This rural-ish family doesn’t get many opportunities to go to museums, so we spent a big chunk of our Lisboa day indoors looking at aquatic creatures at the Oceanário de Lisboa. The eye-catching centerpiece of this awesome aquarium is the enormous two-story tank full of sharks, rays, and fish. The layout of the aquarium gives you many views into this tank as you move through exhibits from different oceans. The small amount of written information meant we could feast our eyes on the animals without feeling guilty for not reading everything or forcing our kids to listen to endless explanations they didn’t ask to hear. Family favs were the sea otters, Sunfish, bright tropical fish, sea horses, and penguins.





After the aquarium, we hopped on the nearby cable car for an aerial tour of the futuristic setting of the Expo ‘98.
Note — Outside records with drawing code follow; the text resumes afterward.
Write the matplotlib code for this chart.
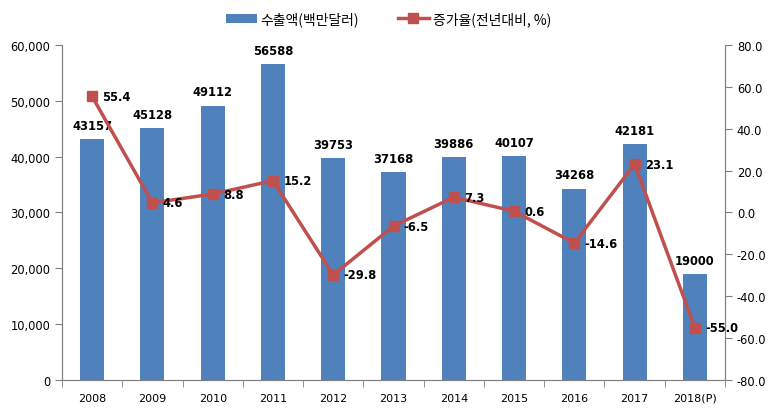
import numpy as np
import matplotlib
matplotlib.use('Agg')
import matplotlib.pyplot as plt
from matplotlib.ticker import FuncFormatter

plt.rcParams['font.family'] = ['DejaVu Sans', 'Noto Sans CJK KR']

years = ['2008', '2009', '2010', '2011', '2012', '2013', '2014', '2015', '2016', '2017', '2018(P)']
exports = [43157, 45128, 49112, 56588, 39753, 37168, 39886, 40107, 34268, 42181, 19000]
growth = [55.4, 4.6, 8.8, 15.2, -29.8, -6.5, 7.3, 0.6, -14.6, 23.1, -55.0]

bar_color = '#4F81BD'
line_color = '#C0504D'

fig = plt.figure(figsize=(7.77, 4.14), dpi=100)
ax = fig.add_axes([0.0798, 0.0797, 0.8533, 0.8093])
ax2 = ax.twinx()

x = np.arange(len(years))
bars = ax.bar(x, exports, width=0.4, color=bar_color, label='수출액(백만달러)', zorder=2)
ln, = ax2.plot(x, growth, color=line_color, lw=2.5, marker='s', ms=7,
               label='증가율(전년대비, %)', zorder=3)

ax.set_xlim(-0.5, len(years) - 0.5)
ax.set_ylim(0, 60000)
ax.set_yticks(np.arange(0, 60001, 10000))
ax.yaxis.set_major_formatter(FuncFormatter(lambda v, p: f'{int(v):,}'))
ax2.set_ylim(-80, 80)
ax2.set_yticks(np.arange(-80, 81, 20))
ax2.yaxis.set_major_formatter(FuncFormatter(lambda v, p: f'{v:.1f}'))

ax.set_xticks(x)
ax.set_xticklabels(years)
ax.set_xticks(np.arange(-0.5, len(years), 1), minor=True)
ax.tick_params(axis='x', which='major', length=0, labelsize=8, pad=9)
ax.tick_params(axis='x', which='minor', length=5, color='#808080')
ax.tick_params(axis='y', labelsize=8.3, length=5, color='#808080')
ax2.tick_params(axis='y', labelsize=8.3, length=5, color='#808080')

for a in (ax, ax2):
    for s in a.spines.values():
        s.set_color('#808080')
    a.spines['top'].set_visible(False)

for xi, v in zip(x, exports):
    ax.text(xi, v + 1300, str(v), ha='center', va='bottom', fontsize=8.3, fontweight='bold')

for xi, g in zip(x, growth):
    ax2.text(xi + 0.17, g, f'{g:.1f}', ha='left', va='center', fontsize=8.3, fontweight='bold')

fig.legend(handles=[bars, ln], loc='upper center', bbox_to_anchor=(0.5, 1.0), ncol=2,
           frameon=False, handlelength=2.2, handletextpad=0.3, columnspacing=2.8,
           prop={'family': ['Noto Sans CJK KR', 'DejaVu Sans'], 'size': 10})

fig.savefig('out.png', dpi=100)
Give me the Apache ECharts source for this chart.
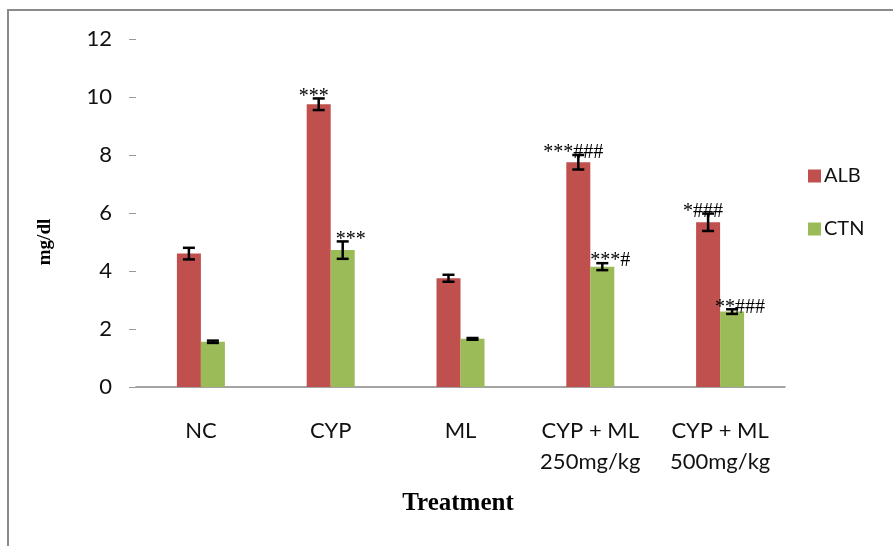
<!DOCTYPE html>
<html>
<head>
<meta charset="utf-8">
<script src="https://cdn.jsdelivr.net/npm/echarts@6/dist/echarts.min.js"></script>
<style>
  html, body { margin: 0; padding: 0; background: #fff; }
  #wrap { position: relative; width: 893px; height: 546px; overflow: hidden; }
  #frame { position: absolute; left: 7px; top: 9px; width: 1000px; height: 700px;
           border-left: 2px solid #8a8a8a; border-top: 2px solid #8a8a8a; }
  #chart { position: absolute; left: 0; top: 0; width: 893px; height: 546px; }
</style>
</head>
<body>
<div id="wrap">
  <div id="frame"></div>
  <div id="chart"></div>
</div>
<script>
// Treatment groups
const categories = ['NC', 'CYP', 'ML', 'CYP + ML\n250mg/kg', 'CYP + ML\n500mg/kg'];

// Albumin (mg/dl): means and error
const albValues = [4.6, 9.75, 3.75, 7.75, 5.68];
const albErrors = [0.2, 0.2, 0.12, 0.25, 0.3];
const albMarks  = ['', '***', '', '***###', '*###'];

// Creatinine (mg/dl): means and error
const ctnValues = [1.56, 4.72, 1.66, 4.15, 2.6];
const ctnErrors = [0.04, 0.3, 0.03, 0.12, 0.08];
const ctnMarks  = ['', '***', '', '***#', '**###'];

// Y axis ticks
const yMin = 0, yMax = 12, yStep = 2;

const BAR_W = 24;
const RED = '#C0504D';
const GREEN = '#9BBB59';

// Error bar + significance mark, drawn over a bar on side -1 (left) or +1 (right)
function errorRenderer(marks, side, markShift) {
  return function (params, api) {
    const i = api.value(0);
    const v = api.value(1);
    const e = api.value(2);
    const base = api.coord([i, v]);
    const x = base[0] + side * BAR_W / 2;
    const yTop = api.coord([i, v + e])[1];
    const yBot = api.coord([i, v - e])[1];
    const cap = 6;
    const lineStyle = { stroke: '#000', lineWidth: 2.5 };
    const children = [
      { type: 'line', shape: { x1: x, y1: yTop, x2: x, y2: yBot }, style: lineStyle },
      { type: 'line', shape: { x1: x - cap, y1: yTop, x2: x + cap, y2: yTop }, style: lineStyle },
      { type: 'line', shape: { x1: x - cap, y1: yBot, x2: x + cap, y2: yBot }, style: lineStyle }
    ];
    const m = marks[params.dataIndex];
    if (m) {
      children.push({
        type: 'text',
        style: {
          text: m, x: x + markShift, y: yTop + 8,
          align: 'center', verticalAlign: 'bottom',
          font: '20px "Liberation Serif", serif', fill: '#000'
        }
      });
    }
    return { type: 'group', children: children };
  };
}

const chart = echarts.init(document.getElementById('chart'), null, { renderer: 'canvas' });

const option = {
  animation: false,
  backgroundColor: 'transparent',
  grid: { left: 136, right: 108, top: 39, bottom: 159, containLabel: false },
  legend: {
    data: ['ALB', 'CTN'],
    orient: 'vertical',
    left: 803, top: 161,
    icon: 'rect', itemWidth: 13, itemHeight: 13, itemGap: 33,
    textStyle: { fontFamily: 'Lato', fontSize: 20, color: '#111', padding: [0, 0, 0, -2] }
  },
  xAxis: {
    type: 'category',
    data: categories,
    axisLine: { lineStyle: { color: '#868686', width: 1.5 } },
    axisTick: { length: 6, lineStyle: { color: '#868686', width: 1.5 } },
    axisLabel: { fontFamily: 'Lato', fontSize: 22, color: '#111', margin: 28, lineHeight: 31, interval: 0 }
  },
  yAxis: {
    type: 'value',
    min: yMin, max: yMax, interval: yStep,
    axisLine: { show: false },
    axisTick: { show: true, length: 7, lineStyle: { color: '#9a9a9a', width: 1 } },
    splitLine: { show: false },
    axisLabel: { fontFamily: 'Lato', fontSize: 22, color: '#111', margin: 24 }
  },
  graphic: [
    {
      type: 'text', x: 45, y: 242, rotation: Math.PI / 2,
      style: { text: 'mg/dl', font: 'bold 19px "Liberation Serif", serif', fill: '#000',
               align: 'center', verticalAlign: 'middle' }
    },
    {
      type: 'text', x: 458, y: 504,
      style: { text: 'Treatment', font: 'bold 25px "Liberation Serif", serif', fill: '#000',
               align: 'center', verticalAlign: 'middle' }
    }
  ],
  series: [
    { name: 'ALB', type: 'bar', data: albValues, barWidth: BAR_W, barGap: '0%',
      itemStyle: { color: RED } },
    { name: 'CTN', type: 'bar', data: ctnValues, barWidth: BAR_W, barGap: '0%',
      itemStyle: { color: GREEN } },
    { name: 'ALB error', type: 'custom', z: 5,
      data: albValues.map((v, i) => [i, v, albErrors[i]]),
      encode: { x: 0, y: 1 },
      renderItem: errorRenderer(albMarks, -1, -5) },
    { name: 'CTN error', type: 'custom', z: 5,
      data: ctnValues.map((v, i) => [i, v, ctnErrors[i]]),
      encode: { x: 0, y: 1 },
      renderItem: errorRenderer(ctnMarks, 1, 8) }
  ]
};

chart.setOption(option);
</script>
</body>
</html>
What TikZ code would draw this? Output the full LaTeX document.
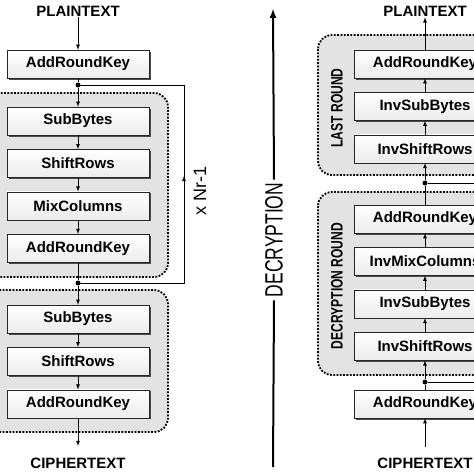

I didn’t document it with pictures, but the girls and I got to visit a unique yarn store, Retrosaria Rosa Pomar. In a country full of sheep, this company is the only one to take Portuguese raw wool and transform it completely into yarn for consumer purchase. Their yarns are perhaps the ideal example of Portuguese yarn: toothy, rustic, and tough. I appreciated the chance to touch all the yarn (and to buy some too!) and to read labels and see yarn from less common breeds of sheep. The girls loved looking around and touching all the sample knits too. All three boys fell apart, so we made our way back to the train and to home base in Sintra.